Lithuanian language ideals
Lithuanian language: ideals, ideologies and identity shifts
The sociology theorists claim that contemporary societies are experiencing the period of the so-called liquid modernity: the power of authorities is weakening, while the grass-root ideologies are flourishing in public. This process is often called democratisation of society. Salient sociocultural changes condition changes of language ideologies. Alongside the standard language, which previously enjoyed the highest status in hierarchy of language varieties, other language varieties are becoming more valued; the content (linguistic features) of standard language itself is also changing. Regional dialects acquire more prestige; pop-culture begins to dominate in a part of the media and also ordinary language. However, there is not enough data on specific situation of individual European countries. This project thus questions the role language and ideologies in a society which has been going through a transition period from the “constructive” development of nation state to the age of “deconstructive” globalisation, or so called late modernity.
Aims and objectives
The research project aims to evaluate the development and the role of standard Lithuanian and standardisation ideology (language policy) in the times of late modernity - since the sixties until nowadays. The study focuses on the attitudes to language, the relationship between language and culture, language and social as well as ethnic identity and language in the broadcast media. It also attempts to locate and bring to light crucial shifts in the history of standard Lithuanian.
We also seek to develop an interdisciplinary approach to language standardization that is new for Lithuanian linguistics, i.e. to study language development and ideologies from the perspective of several disciplines – sociolinguistics, media and communication studies, cultural history, critical discourse, and ideological criticism.
Applied goal of the project is to provide theoretical and empirical data for the development of democratic language policy, to disseminate information about the functioning of Lithuanian and its role in contemporary society, and to provide scientific arguments for public discussions and decisions related to language normalisation.
The project is an independent participant of SLICE (Standard Language Ideology in Contemporary Europe), the informal European network of sociolinguists. The SLICE initiative has been taken by Denmark; it includes researchers from 12 countries (Austria, Denmark, Finland, Germany, Ireland, Iceland, Lithuania, Netherlands, Norway, Sweden, United Kingdom, and United States as a consultant member). The common core of the research is similar aims and methods. The network was initiated by prof. Tore Kristiansen from Research Foundation Centre for Language Change in Real Time (LANCHART) at the University of Copenhagen.
The main aim of the European collaboration network is to uncover the typology of the development paths of standard languages: do standard languages in individual speech communities evolve in the same direction or in several different directions under the same conditions of late modernity and globalisation?
Strands and Methods
The project covers both empirical studies of the current situation and historical research on the development of ideologies and language. The main target questions are the following:
- What social values are attributed to the standard and other (geographical or social) varieties of Lithuanian? What is methodological and theoretical significance of the distinction between overt and covert attitudes?
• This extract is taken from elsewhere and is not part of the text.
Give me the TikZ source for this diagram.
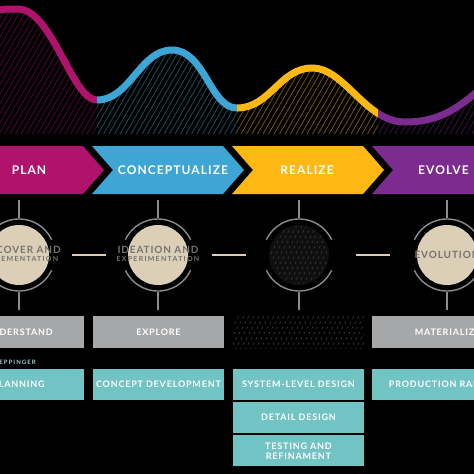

- What were the changes in the public use of language after ideological written texts on TV and radio had been replaced by uncensored, lively, polylogue speaking that reflects and constructs new identities of public actors and their audiences? What is the role of the media in the formation and dissemination of language ideologies and standards?
- What national identity and authorities the standardisation of Lithuanian language was founded on when the modern nation has been formed on ethno-linguistic basis? How it has been transformed in Soviet times? What ideologies are required by today’s deconstructive and globalised society?
The project has four major strands: representative experimental research of language attitudes in schools in 9 regions of Lithuania, research of filmed focus group discussions in schools about language varieties, retrospective research of TV and radio language of the past five decades, and historical research of institutionalisation of Lithuanian language, institutional power and language standardization ideologies.
The project is led by the Department of Sociolinguistics in the Institute of the Lithuanian Language with participation of the researchers from Faculty of Philology, Faculty of History and Institute of Journalism in Vilnius University, and Vytautas Magnus University. Project leader - Loreta Vaicekauskienė.
The project is funded by a grant from the Research Council of Lithuania.